Chinese corporations usually have better onshore banking relationships but must cope with various restrictions on transferring capital overseas. Previously, such companies had limited channels to invest abroad owing to China’s strict controls over the country’s capital account.

Common channels include dividend distributions on foreign direct investment, repayment of registered, inter-company loans from offshore entities, borrowing from offshore banks under domestic bank guarantees, and inter-company advances using foreign currency they already own, but limited to 30 percent of the sending firm’s registered capital.

High costs

All these channels require cumbersome approval procedures, and some may even involve high costs, such as withholding taxes for repatriation of dividends.

SAFE promulgated the new policy as the Chinese government tries to encourage more domestic, private-sector companies to invest abroad.
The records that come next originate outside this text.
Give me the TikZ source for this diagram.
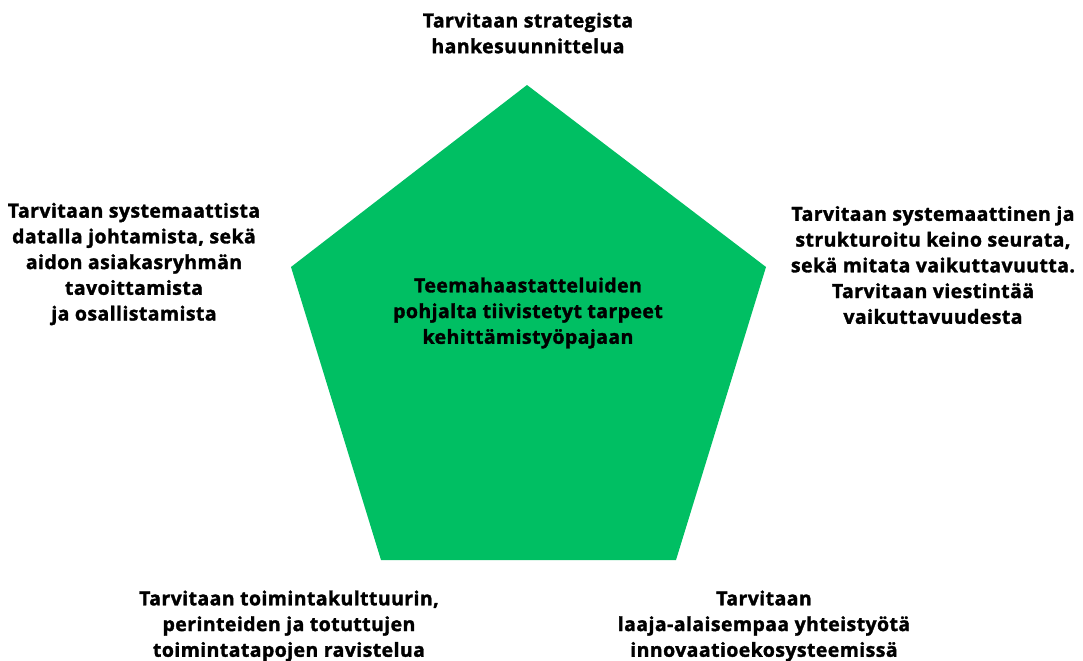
\documentclass[tikz,border=0pt]{standalone}
\usepackage{fontspec}
\setmainfont{Open Sans}[BoldFeatures={FakeBold=1.6, LetterSpace=2.2}]
\definecolor{pentagreen}{HTML}{00BF63}
\tikzset{
  lbl/.style={align=center, font=\fontsize{14.6}{19.3}\selectfont\bfseries, text=black, inner sep=0pt}
}
\begin{document}
\begin{tikzpicture}[x=0.75pt, y=-0.75pt]
\useasboundingbox (0,0) rectangle (1083,661);
% pentagon
\coordinate (ptop) at (527,85);
\coordinate (pright) at (766,267);
\coordinate (pbr) at (676,560);
\coordinate (pbl) at (381,560);
\coordinate (pleft) at (291,267);
\fill[pentagreen] (ptop) -- (pright) -- (pbr) -- (pbl) -- (pleft) -- cycle;
% labels
\node[lbl] (center) at (528,313) {Teemahaastatteluiden\\pohjalta tiivistetyt tarpeet\\kehittämistyöpajaan};
\node[lbl] (top) at (528,33) {Tarvitaan strategista\\hankesuunnittelua};
\node[lbl] (left) at (134,264) {Tarvitaan systemaattista\\datalla johtamista, sekä\\aidon asiakasryhmän\\tavoittamista\\ja osallistamista};
\node[lbl] (right) at (933,265) {Tarvitaan systemaattinen ja\\strukturoitu keino seurata,\\sekä mitata vaikuttavuutta.\\Tarvitaan viestintää\\vaikuttavuudesta};
\node[lbl] (bl) at (289,626) {Tarvitaan toimintakulttuurin,\\perinteiden ja totuttujen\\toimintatapojen ravistelua};
\node[lbl] (br) at (764,626) {Tarvitaan\\laaja-alaisempaa yhteistyötä\\innovaatioekosysteemissä};
\end{tikzpicture}
\end{document}
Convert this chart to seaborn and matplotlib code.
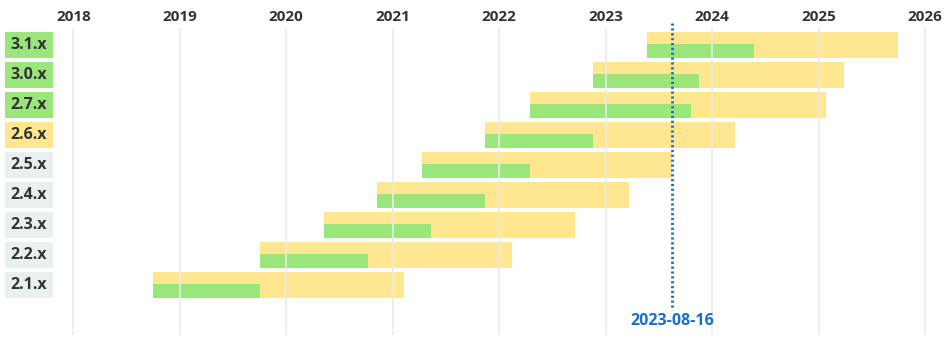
import pandas as pd
import seaborn as sns
import matplotlib.pyplot as plt
import matplotlib.dates as mdates
from matplotlib.patches import Rectangle
import matplotlib.transforms as mtransforms

# Release cycles (top row first)
versions = ['3.1.x', '3.0.x', '2.7.x', '2.6.x', '2.5.x', '2.4.x', '2.3.x', '2.2.x', '2.1.x']
release = ['2023-05-21', '2022-11-17', '2022-04-15', '2021-11-12', '2021-04-10',
           '2020-11-07', '2020-05-09', '2019-10-05', '2018-10-01']
support_end = ['2024-05-22', '2023-11-18', '2023-10-19', '2022-11-17', '2022-04-15',
               '2021-11-12', '2021-05-11', '2020-10-07', '2019-10-05']
eol = ['2025-09-28', '2025-03-27', '2025-01-24', '2024-03-21', '2023-08-18',
       '2023-03-21', '2022-09-17', '2022-02-13', '2021-02-08']
label_status = ['supported', 'supported', 'supported', 'security', 'eol', 'eol', 'eol', 'eol', 'eol']
years = list(range(2018, 2027))
today = '2023-08-16'

df = pd.DataFrame({
    'version': versions,
    'release': pd.to_datetime(release),
    'support_end': pd.to_datetime(support_end),
    'eol': pd.to_datetime(eol),
    'status': label_status,
})

GREEN = '#9be67c'
YELLOW = '#ffe68f'
GREY = '#e9f0f0'
TEXT = '#333333'
BLUE = '#1a6fc4'
status_color = {'supported': GREEN, 'security': YELLOW, 'eol': GREY}

sns.set_theme(style='white')
plt.rcParams['font.family'] = ['Open Sans', 'DejaVu Sans']

fig = plt.figure(figsize=(9.5, 3.54), dpi=100)
ax = fig.add_axes([0, 0, 1, 1])

start = mdates.date2num(df['release'])
mid = mdates.date2num(df['support_end'])
end = mdates.date2num(df['eol'])
rows = list(range(len(df)))

# full lifetime (yellow), active support (green, lower part)
ax.barh(rows, end - start, left=start, height=0.87, color=YELLOW, lw=0, zorder=2)
ax.barh([r + 0.2 for r in rows], mid - start, left=start, height=0.47,
        color=GREEN, lw=0, zorder=3)

# year gridlines drawn over bars
year_nums = [mdates.date2num(pd.Timestamp(f'{y}-01-01')) for y in years]
ax.vlines(year_nums, -0.57, 9.67, color='#e6ecec', lw=1.2, zorder=4)

trans_top = mtransforms.blended_transform_factory(ax.transData, ax.transAxes)
for y, xn in zip(years, year_nums):
    ax.text(xn, 1 - 17 / 354, str(y), transform=trans_top, ha='center', va='center',
            fontsize=11, fontweight='bold', color=TEXT)

# version labels on the left
trans_left = mtransforms.blended_transform_factory(ax.transAxes, ax.transData)
for r, v, s in zip(rows, df['version'], df['status']):
    ax.add_patch(Rectangle((5 / 950, r - 0.445), 48 / 950, 0.89, transform=trans_left,
                           color=status_color[s], lw=0, zorder=5, clip_on=False))
    ax.text(29 / 950, r, v, transform=trans_left, ha='center', va='center',
            fontsize=11.5, fontweight='bold', color=TEXT, zorder=6)

# today marker
tnum = mdates.date2num(pd.Timestamp(today))
ax.vlines(tnum, -0.73, 8.83, color=BLUE, lw=2, linestyles=(0, (0.8, 0.95)), zorder=7)
ax.text(tnum, 9.2, today, ha='center', va='center', fontsize=11.5,
        fontweight='bold', color=BLUE, zorder=7)

x0 = mdates.date2num(pd.Timestamp('2018-01-01'))
px_per_day = 106.5 / 365.25
ax.set_xlim(x0 - 73.3 / px_per_day, x0 + (950 - 73.3) / px_per_day)
ax.set_ylim((354 - 45) / 30, -45 / 30)
ax.axis('off')

fig.savefig('out.png', dpi=100)
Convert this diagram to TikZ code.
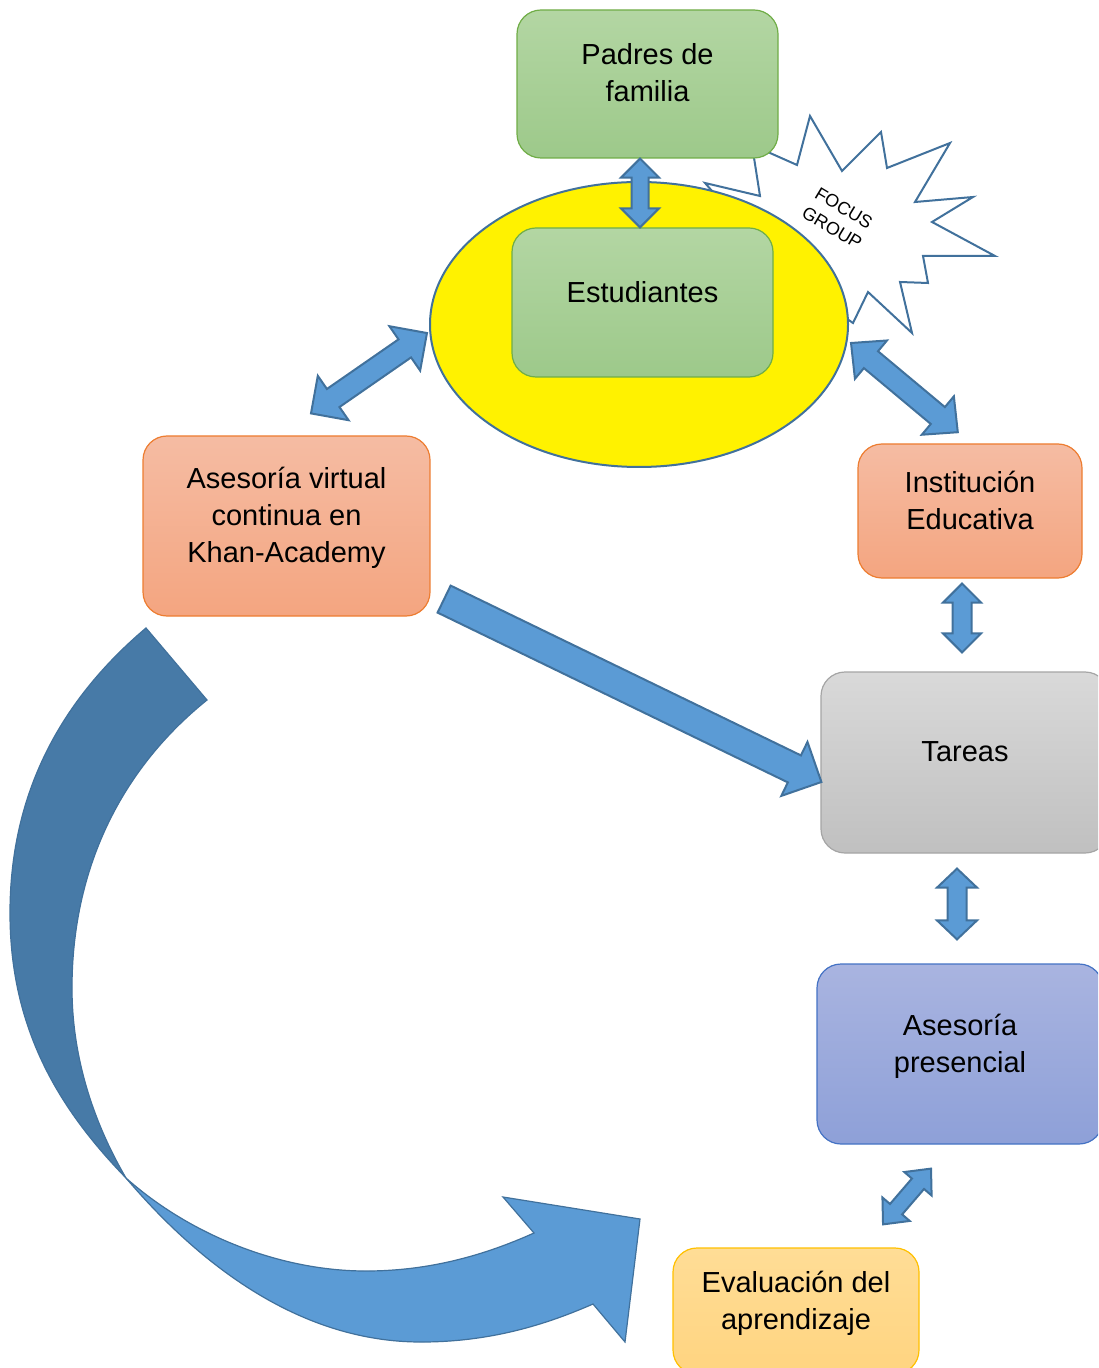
\documentclass[tikz,border=0pt]{standalone}
\usepackage{fontspec}
\setmainfont{Liberation Sans}
\usetikzlibrary{shapes.geometric,calc}

\definecolor{arrowblue}{HTML}{5B9BD5}
\definecolor{arrowline}{HTML}{41719C}
\definecolor{curvedark}{HTML}{477AA7}
\definecolor{greentop}{HTML}{B3D6A3}
\definecolor{greenbot}{HTML}{9DC98A}
\definecolor{greenline}{HTML}{70AD47}
\definecolor{orangetop}{HTML}{F5BCA3}
\definecolor{orangebot}{HTML}{F4A580}
\definecolor{orangeline}{HTML}{ED7D31}
\definecolor{graytop}{HTML}{D9D9D9}
\definecolor{graybot}{HTML}{C0C0C0}
\definecolor{grayline}{HTML}{A5A5A5}
\definecolor{bluetop}{HTML}{A9B4E0}
\definecolor{bluebot}{HTML}{8EA0D8}
\definecolor{blueline}{HTML}{4472C4}
\definecolor{goldtop}{HTML}{FFDD96}
\definecolor{goldbot}{HTML}{FFD480}
\definecolor{goldline}{HTML}{FFC000}

\tikzset{
  box/.style={rectangle, rounded corners=12pt, inner sep=0pt, align=center,
    text depth=11pt, line width=0.6pt, font=\fontsize{14.5}{18.5}\selectfont},
  greenbox/.style={box, top color=greentop, bottom color=greenbot, draw=greenline},
  orangebox/.style={box, top color=orangetop, bottom color=orangebot, draw=orangeline},
  graybox/.style={box, top color=graytop, bottom color=graybot, draw=grayline},
  bluebox/.style={box, top color=bluetop, bottom color=bluebot, draw=blueline},
  goldbox/.style={box, top color=goldtop, bottom color=goldbot, draw=goldline},
  blockarrow/.style={fill=arrowblue, draw=arrowline, line width=1pt, line join=miter},
  burst/.style={fill=white, draw=arrowline, line width=1pt, line join=miter},
  focustext/.style={align=center, inner sep=0pt, rotate=-31, font=\fontsize{9}{11.5}\selectfont},
}

% block double arrow: from, to, shaft half width, head half width, head length (px)
\newcommand{\dblarrow}[5]{%
  \filldraw[blockarrow] let \p1=#1, \p2=#2,
    \n1={atan2(\y2-\y1,\x2-\x1)}, \n2={veclen(\x2-\x1,\y2-\y1)} in
    [shift={(\p1)}, rotate=\n1]
    (0pt,0pt) -- ({#5*0.5pt},{#4*0.5pt}) -- ({#5*0.5pt},{#3*0.5pt})
    -- ({\n2*1pt-#5*0.5pt},{#3*0.5pt}) -- ({\n2*1pt-#5*0.5pt},{#4*0.5pt})
    -- ({\n2*1pt},0pt) -- ({\n2*1pt-#5*0.5pt},{-#4*0.5pt}) -- ({\n2*1pt-#5*0.5pt},{-#3*0.5pt})
    -- ({#5*0.5pt},{-#3*0.5pt}) -- ({#5*0.5pt},{-#4*0.5pt}) -- cycle;}

% block single arrow: from, to, shaft half width, head half width, head length (px)
\newcommand{\onearrow}[5]{%
  \filldraw[blockarrow] let \p1=#1, \p2=#2,
    \n1={atan2(\y2-\y1,\x2-\x1)}, \n2={veclen(\x2-\x1,\y2-\y1)} in
    [shift={(\p1)}, rotate=\n1]
    (0pt,{#3*0.5pt}) -- ({\n2*1pt-#5*0.5pt},{#3*0.5pt}) -- ({\n2*1pt-#5*0.5pt},{#4*0.5pt})
    -- ({\n2*1pt},0pt) -- ({\n2*1pt-#5*0.5pt},{-#4*0.5pt}) -- ({\n2*1pt-#5*0.5pt},{-#3*0.5pt})
    -- (0pt,{-#3*0.5pt}) -- cycle;}

\begin{document}
\begin{tikzpicture}[x=0.5pt, y=-0.5pt]
  \useasboundingbox (0,0) rectangle (1098,1368);
  \clip (0,0) rectangle (1098,1368);

  % focus group burst (behind ellipse and parents box)
  \filldraw[burst] (797,165) -- (810,116) -- (842,171) -- (881,132) -- (887,168) -- (950,143)
    -- (915,202) -- (973,197) -- (932,222) -- (995,256) -- (923,256) -- (928,283)
    -- (900,282) -- (912,333) -- (868,292) -- (853,323) -- (790,280) -- (705,183)
    -- (760,196) -- (752,145) -- cycle;
  \node[focustext] (focus) at (838,218) {FOCUS\\GROUP};

  % students
  \node[ellipse, fill=yellow, draw=arrowline, line width=1pt, inner sep=0pt,
    minimum width=209pt, minimum height=142.5pt] (nucleo) at (639,324.5) {};
  \node[greenbox, minimum width=130.5pt, minimum height=74pt] (padres) at (647.5,84) {Padres de\\familia};
  \node[greenbox, minimum width=130.5pt, minimum height=74.5pt] (estud) at (642.5,302.5) {Estudiantes};

  % other boxes
  \node[orangebox, minimum width=143.5pt, minimum height=90pt] (virtual) at (286.5,526) {Asesoría virtual\\continua en\\Khan-Academy};
  \node[orangebox, minimum width=112pt, minimum height=67pt] (inst) at (970,511) {Institución\\Educativa};
  \node[graybox, minimum width=144pt, minimum height=90.5pt] (tareas) at (965,762.5) {Tareas};
  \node[bluebox, minimum width=143pt, minimum height=90pt] (pres) at (960,1054) {Asesoría\\presencial};
  \node[goldbox, minimum width=123pt, minimum height=63pt] (eval) at (796,1311) {Evaluación del\\aprendizaje};

  % curved arrow back to evaluation
  \filldraw[fill=curvedark, draw=arrowline, line width=0.6pt]
    (146,628) .. controls (55,705) and (10,800) .. (10,913)
    .. controls (10,1030) and (60,1110) .. (126,1178)
    .. controls (95,1125) and (72,1060) .. (72,988)
    .. controls (72,870) and (120,770) .. (207,700) -- cycle;
  \filldraw[fill=arrowblue, draw=arrowline, line width=0.6pt]
    (126,1178) .. controls (200,1265) and (300,1342) .. (421,1342)
    .. controls (490,1342) and (545,1325) .. (593,1304)
    -- (625,1342) -- (640,1219) -- (503,1197) -- (534,1233)
    .. controls (485,1255) and (430,1271) .. (366,1271)
    .. controls (280,1271) and (190,1235) .. (126,1178) -- cycle;

  % block arrows
  \dblarrow{($(padres.south)+(-7.5,0)$)}{($(estud.north)+(-2.5,0)$)}{8.5}{19}{19}
  \dblarrow{($(virtual.north)+(24.5,-22)$)}{($(nucleo.west)+(-2,8.5)$)}{11}{27}{27}
  \dblarrow{($(nucleo.east)+(2,18.5)$)}{($(inst.north)+(-12,-11)$)}{11}{25}{26}
  \dblarrow{($(inst.south)+(-8,5)$)}{($(tareas.north)+(-3,-19)$)}{9.5}{19}{19}
  \dblarrow{($(tareas.south)+(-8,15)$)}{($(pres.north)+(-3,-24)$)}{9.5}{20}{19}
  \dblarrow{($(pres.south)+(-29,24)$)}{($(eval.north)+(87,-23)$)}{8}{18}{20}
  \onearrow{($(virtual.south east)+(13.5,-17.5)$)}{($(tareas.west)+(1,19.5)$)}{15}{30}{30}
\end{tikzpicture}
\end{document}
The policy is yet another sign of China’s gradual relaxation of its capital-account controls for outbound investments.

We note that total foreign currency loans available for lending are still small, with total foreign currency deposits of US$378 billion, or 3 percent of total deposits in China, and loans of US$566 billon, or 6 percent of all loans in China as of May 2012. However, both figures have been increasing.

Among our rated Chinese companies, we believe non-property, high yield issuers would most benefit from this new policy. The policy opens up a new funding avenue for them, as long as they have good onshore banking relationships, available domestic credit facilities, or assets for collateral to secure new bank loans.

Chinese state-owned enterprises and other investment grade corporates usually have better offshore liquidity resources and therefore less need for such loans. Meanwhile, we expect Chinese property issuers to continue facing a tightening credit market.